Remember, feelings are a source of information for you, about you. Spend intentional time noticing what emotions, exactly, are in play as you approach, draft, and revise college admissions essays. What is happening in your body when you think about them, when you sit at your computer to write them, when you read what you have written? What voices are in your mind as you write it—supportive voices cheering you on, judgmental voices criticizing it before you’ve even written it, a mixture of voices? What do these feelings say about you and the moment you are in? A body scan meditation can help. So can an unfiltered “brain dump” where you just get all the feelings out in front of you. Knowing and accepting whatever emotions are there is a big step for moving forward.


Second is pretending. I mentioned in my last post how pretending could help with abstraction, and it also helps with writing amidst strong emotions.
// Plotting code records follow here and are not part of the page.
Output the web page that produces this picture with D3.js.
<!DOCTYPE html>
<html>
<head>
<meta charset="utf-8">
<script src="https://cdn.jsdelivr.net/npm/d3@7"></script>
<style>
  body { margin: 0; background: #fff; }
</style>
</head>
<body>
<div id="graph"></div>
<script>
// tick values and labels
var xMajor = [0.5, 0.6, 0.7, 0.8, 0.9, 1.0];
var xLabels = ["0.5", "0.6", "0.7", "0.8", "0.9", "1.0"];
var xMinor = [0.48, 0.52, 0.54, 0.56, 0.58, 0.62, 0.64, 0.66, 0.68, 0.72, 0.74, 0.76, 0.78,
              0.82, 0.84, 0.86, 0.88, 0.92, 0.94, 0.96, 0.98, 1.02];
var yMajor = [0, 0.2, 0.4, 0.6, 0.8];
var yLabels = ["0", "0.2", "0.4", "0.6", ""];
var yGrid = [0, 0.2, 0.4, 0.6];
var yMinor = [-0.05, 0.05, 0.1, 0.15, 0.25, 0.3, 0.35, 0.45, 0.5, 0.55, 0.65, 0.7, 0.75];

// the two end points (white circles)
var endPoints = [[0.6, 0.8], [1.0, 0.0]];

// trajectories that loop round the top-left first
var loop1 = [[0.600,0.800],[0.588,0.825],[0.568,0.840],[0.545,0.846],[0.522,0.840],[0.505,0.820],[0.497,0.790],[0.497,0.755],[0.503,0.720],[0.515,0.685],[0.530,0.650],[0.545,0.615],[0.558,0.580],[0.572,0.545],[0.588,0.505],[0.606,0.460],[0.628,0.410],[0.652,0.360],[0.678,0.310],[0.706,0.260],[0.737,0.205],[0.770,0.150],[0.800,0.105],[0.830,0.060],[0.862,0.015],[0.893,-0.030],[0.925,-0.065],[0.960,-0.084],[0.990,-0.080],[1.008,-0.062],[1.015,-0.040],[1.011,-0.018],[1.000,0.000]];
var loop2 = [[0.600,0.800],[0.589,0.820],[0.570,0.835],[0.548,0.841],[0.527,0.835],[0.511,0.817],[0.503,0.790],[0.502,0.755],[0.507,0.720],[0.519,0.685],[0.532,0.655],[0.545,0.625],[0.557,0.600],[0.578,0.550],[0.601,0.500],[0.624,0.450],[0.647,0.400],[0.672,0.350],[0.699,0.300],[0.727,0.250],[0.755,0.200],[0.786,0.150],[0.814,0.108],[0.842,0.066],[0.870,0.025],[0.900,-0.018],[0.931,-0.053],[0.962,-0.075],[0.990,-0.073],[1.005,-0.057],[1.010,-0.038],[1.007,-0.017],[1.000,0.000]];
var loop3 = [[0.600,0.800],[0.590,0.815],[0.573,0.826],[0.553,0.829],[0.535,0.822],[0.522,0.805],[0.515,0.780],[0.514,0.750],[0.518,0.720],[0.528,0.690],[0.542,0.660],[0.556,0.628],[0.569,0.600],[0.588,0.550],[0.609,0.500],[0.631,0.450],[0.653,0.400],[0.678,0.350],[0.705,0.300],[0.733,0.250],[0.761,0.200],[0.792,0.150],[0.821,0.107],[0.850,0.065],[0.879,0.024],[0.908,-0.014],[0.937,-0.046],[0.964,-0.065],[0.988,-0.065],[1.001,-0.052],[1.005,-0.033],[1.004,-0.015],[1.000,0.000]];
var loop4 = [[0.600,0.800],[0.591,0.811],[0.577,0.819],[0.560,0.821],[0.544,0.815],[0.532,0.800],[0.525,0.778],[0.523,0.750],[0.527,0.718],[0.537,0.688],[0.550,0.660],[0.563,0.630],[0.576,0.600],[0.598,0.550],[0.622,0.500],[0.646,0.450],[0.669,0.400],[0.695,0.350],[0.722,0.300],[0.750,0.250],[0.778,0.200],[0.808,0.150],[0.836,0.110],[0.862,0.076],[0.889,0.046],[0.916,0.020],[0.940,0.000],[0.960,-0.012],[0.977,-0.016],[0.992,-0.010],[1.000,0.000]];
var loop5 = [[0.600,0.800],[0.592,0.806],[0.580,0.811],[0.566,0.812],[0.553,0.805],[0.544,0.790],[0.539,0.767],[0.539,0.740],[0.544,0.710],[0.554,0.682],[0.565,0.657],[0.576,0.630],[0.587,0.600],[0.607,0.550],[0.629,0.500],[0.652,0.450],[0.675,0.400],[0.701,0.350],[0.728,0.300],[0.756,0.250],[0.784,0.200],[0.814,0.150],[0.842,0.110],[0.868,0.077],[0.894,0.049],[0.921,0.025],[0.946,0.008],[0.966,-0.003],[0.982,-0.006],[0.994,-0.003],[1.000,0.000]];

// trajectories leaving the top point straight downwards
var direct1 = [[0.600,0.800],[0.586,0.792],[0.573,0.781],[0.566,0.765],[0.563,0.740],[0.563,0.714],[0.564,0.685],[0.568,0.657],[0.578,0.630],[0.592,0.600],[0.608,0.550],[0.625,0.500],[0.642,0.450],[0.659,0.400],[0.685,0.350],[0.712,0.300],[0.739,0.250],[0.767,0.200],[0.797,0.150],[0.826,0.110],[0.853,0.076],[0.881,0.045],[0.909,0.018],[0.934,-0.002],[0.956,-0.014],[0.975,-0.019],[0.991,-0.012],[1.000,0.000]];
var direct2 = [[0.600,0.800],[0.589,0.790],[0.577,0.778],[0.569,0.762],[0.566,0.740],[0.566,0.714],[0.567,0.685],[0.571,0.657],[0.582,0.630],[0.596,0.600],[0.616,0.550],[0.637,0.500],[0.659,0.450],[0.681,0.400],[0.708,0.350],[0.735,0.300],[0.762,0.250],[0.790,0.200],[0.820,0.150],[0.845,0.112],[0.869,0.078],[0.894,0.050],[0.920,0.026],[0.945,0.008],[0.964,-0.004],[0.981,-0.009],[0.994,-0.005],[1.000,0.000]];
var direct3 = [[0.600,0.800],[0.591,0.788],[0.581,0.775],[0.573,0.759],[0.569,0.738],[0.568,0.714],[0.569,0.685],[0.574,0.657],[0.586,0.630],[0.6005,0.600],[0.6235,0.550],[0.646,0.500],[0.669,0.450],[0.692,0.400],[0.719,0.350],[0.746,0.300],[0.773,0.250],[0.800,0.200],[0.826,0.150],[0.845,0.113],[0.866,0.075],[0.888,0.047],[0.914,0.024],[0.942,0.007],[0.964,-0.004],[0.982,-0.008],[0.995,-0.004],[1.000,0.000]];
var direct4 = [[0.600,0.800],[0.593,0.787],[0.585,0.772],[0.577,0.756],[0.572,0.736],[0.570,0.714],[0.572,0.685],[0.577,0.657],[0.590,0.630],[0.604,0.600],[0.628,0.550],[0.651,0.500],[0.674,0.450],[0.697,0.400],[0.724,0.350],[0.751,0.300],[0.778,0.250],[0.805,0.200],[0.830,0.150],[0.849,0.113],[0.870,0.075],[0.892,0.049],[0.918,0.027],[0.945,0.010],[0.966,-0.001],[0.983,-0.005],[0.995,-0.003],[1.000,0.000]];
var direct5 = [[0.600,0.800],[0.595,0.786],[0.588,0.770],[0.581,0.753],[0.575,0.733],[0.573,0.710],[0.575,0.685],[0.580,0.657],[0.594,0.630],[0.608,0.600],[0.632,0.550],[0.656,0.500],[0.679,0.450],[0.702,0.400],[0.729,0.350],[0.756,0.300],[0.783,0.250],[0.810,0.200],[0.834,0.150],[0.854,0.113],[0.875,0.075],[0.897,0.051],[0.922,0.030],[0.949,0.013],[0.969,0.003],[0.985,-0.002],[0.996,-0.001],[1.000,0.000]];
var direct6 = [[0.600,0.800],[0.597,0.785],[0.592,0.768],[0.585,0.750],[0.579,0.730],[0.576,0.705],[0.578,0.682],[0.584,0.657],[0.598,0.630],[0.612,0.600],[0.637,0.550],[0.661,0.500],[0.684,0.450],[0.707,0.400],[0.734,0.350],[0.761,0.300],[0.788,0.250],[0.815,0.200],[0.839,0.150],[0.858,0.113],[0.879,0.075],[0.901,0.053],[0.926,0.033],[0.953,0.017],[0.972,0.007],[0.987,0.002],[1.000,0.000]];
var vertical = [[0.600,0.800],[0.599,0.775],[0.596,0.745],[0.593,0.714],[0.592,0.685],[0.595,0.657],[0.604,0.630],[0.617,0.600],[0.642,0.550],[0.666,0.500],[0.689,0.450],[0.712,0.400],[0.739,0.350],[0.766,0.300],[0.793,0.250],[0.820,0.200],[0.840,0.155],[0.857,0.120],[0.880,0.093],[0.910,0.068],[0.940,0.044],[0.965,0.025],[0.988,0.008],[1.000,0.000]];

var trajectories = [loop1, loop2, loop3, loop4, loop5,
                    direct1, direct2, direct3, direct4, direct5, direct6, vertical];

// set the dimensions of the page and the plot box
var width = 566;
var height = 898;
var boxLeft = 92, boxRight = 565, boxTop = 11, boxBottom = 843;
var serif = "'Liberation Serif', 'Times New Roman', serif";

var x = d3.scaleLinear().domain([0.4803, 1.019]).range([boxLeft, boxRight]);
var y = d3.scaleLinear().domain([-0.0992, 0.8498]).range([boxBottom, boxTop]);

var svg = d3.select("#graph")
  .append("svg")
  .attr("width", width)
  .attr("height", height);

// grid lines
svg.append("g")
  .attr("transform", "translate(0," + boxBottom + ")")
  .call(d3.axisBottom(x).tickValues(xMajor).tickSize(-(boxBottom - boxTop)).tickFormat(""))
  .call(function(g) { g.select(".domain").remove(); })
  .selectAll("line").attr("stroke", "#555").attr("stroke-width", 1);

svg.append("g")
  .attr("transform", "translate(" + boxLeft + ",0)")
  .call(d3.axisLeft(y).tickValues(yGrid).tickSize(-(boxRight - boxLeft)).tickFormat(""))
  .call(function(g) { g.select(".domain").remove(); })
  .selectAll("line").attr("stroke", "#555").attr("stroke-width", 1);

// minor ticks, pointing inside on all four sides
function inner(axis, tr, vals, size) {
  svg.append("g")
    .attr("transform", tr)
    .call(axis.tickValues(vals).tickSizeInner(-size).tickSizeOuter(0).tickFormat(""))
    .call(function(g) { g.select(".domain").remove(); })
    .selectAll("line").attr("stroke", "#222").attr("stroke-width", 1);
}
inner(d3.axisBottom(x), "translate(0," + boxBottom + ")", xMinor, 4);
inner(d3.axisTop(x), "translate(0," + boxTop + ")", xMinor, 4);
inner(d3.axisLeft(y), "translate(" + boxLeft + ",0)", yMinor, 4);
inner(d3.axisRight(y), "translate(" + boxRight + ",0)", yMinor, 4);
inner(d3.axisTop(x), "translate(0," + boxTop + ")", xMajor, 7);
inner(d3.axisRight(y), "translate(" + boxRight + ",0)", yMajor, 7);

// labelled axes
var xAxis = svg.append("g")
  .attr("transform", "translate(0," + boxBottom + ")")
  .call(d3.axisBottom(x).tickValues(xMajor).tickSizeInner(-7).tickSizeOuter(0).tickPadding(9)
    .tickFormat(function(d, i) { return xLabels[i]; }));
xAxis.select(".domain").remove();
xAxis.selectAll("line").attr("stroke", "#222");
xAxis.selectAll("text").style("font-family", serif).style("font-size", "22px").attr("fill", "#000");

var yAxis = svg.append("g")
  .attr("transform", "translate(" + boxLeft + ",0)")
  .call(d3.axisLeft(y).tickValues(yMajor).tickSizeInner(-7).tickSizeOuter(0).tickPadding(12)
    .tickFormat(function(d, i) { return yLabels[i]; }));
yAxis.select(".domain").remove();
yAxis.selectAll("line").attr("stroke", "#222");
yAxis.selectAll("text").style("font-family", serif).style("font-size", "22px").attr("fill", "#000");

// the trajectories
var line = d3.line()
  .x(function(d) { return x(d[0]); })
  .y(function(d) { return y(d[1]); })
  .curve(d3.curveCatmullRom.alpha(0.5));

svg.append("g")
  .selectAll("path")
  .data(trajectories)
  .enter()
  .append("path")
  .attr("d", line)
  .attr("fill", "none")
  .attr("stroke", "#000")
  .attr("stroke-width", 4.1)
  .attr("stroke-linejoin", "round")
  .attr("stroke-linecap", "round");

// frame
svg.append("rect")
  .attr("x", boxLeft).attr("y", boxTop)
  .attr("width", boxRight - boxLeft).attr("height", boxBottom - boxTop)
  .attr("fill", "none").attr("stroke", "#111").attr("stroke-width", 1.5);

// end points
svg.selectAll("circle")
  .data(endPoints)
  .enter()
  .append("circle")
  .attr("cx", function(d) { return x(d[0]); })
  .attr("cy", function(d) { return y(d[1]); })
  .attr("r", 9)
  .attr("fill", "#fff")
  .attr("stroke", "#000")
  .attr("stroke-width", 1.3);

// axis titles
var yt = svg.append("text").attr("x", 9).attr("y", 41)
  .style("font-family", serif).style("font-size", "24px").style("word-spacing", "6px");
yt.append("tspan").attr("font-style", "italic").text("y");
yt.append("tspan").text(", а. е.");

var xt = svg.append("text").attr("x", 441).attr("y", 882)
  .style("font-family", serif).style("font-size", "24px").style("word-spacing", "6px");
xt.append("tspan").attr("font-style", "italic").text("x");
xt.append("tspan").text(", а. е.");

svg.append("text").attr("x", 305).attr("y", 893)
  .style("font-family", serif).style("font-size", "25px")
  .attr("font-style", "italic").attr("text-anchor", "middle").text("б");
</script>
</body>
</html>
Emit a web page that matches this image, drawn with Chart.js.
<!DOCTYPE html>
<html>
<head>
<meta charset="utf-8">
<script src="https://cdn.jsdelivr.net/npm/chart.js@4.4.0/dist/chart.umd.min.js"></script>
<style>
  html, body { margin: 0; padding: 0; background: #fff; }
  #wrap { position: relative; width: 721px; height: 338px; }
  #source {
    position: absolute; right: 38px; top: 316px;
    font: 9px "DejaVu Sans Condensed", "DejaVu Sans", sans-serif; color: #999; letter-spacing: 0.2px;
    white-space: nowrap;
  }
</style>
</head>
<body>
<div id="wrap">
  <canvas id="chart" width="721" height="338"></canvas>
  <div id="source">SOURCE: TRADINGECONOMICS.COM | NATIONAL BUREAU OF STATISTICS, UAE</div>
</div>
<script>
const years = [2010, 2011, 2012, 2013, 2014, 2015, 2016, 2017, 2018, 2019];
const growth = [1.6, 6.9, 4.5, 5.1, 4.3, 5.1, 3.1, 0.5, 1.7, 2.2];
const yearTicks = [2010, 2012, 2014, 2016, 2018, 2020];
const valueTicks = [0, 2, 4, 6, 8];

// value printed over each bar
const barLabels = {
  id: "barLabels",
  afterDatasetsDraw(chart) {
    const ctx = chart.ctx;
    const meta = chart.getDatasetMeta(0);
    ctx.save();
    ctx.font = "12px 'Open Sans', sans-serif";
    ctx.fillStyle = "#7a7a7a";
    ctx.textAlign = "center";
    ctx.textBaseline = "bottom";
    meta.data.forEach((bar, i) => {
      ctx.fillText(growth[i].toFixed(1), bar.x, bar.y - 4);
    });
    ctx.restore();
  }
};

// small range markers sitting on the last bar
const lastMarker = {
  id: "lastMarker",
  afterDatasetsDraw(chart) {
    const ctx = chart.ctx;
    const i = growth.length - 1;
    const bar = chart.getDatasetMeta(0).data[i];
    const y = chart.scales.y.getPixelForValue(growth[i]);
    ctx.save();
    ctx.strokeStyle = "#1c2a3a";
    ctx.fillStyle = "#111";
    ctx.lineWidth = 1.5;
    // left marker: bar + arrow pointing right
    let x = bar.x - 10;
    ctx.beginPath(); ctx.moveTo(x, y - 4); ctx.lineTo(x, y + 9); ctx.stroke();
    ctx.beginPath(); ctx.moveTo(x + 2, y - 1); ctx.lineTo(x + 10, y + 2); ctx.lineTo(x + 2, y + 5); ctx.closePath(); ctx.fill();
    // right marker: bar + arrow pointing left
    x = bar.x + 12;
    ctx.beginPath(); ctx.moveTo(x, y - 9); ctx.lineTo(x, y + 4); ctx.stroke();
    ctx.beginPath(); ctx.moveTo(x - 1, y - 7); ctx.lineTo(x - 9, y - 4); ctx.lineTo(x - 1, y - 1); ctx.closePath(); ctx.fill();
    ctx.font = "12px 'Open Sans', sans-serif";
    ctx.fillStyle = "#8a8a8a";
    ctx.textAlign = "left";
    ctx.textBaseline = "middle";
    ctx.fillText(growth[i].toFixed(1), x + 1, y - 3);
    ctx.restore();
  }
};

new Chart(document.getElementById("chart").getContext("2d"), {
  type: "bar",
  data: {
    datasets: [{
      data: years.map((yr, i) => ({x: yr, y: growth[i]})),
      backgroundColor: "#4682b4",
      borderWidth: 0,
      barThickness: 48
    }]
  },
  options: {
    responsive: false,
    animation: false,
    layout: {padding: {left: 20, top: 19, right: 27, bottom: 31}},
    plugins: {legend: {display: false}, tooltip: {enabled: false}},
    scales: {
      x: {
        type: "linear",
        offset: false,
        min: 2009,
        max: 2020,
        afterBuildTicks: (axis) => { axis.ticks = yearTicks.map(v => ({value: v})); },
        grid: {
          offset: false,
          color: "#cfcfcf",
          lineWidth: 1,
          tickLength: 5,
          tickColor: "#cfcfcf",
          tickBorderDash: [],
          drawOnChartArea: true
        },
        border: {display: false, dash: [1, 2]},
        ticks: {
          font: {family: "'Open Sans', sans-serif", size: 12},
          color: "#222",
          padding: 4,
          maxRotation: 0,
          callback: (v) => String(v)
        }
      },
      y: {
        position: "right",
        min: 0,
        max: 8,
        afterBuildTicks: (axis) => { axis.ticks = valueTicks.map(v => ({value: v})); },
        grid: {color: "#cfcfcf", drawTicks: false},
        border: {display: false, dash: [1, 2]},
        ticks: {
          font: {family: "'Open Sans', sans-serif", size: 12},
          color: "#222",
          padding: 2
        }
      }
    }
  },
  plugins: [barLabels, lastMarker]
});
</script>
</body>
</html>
Imagine the situation into something joyful or at least something less scary. Maybe you imagine, in place of your real audience of strangers, an adult you do know who can stand in for them in your mind. Maybe you’re lucky enough to have had a teacher or mentor who regards you generously and is rooting for you. Pretend that person just got a job in admissions.


Better yet is to pretend you’ve already been admitted, and now you’re just sitting in a room with the people who chose you. They want to know you better. Or pretend that you know exactly what they are looking for, and it happens to be someone with exactly your characteristics, background, and ideas. Now the task is a descriptive one: the question of whether you’re a match is solved and it’s just a matter of showing them how. Be Simone Biles explaining how she got interested in gymnastics. Be Shakespeare talking about why he wrote all those plays. This kind of pretending shifts your focus from proving yourself (which is an unwinnable headgame) to actually communicating clearly (which is actually critically important).


When you let your emotions tell you what makes the writing challenging, you can use your creative mind to alter the writing situation responsively to those emotions. You still won’t come away saying college admissions essays are easy to write. Almost no important writing is easy. Yet you just may find it more rewarding.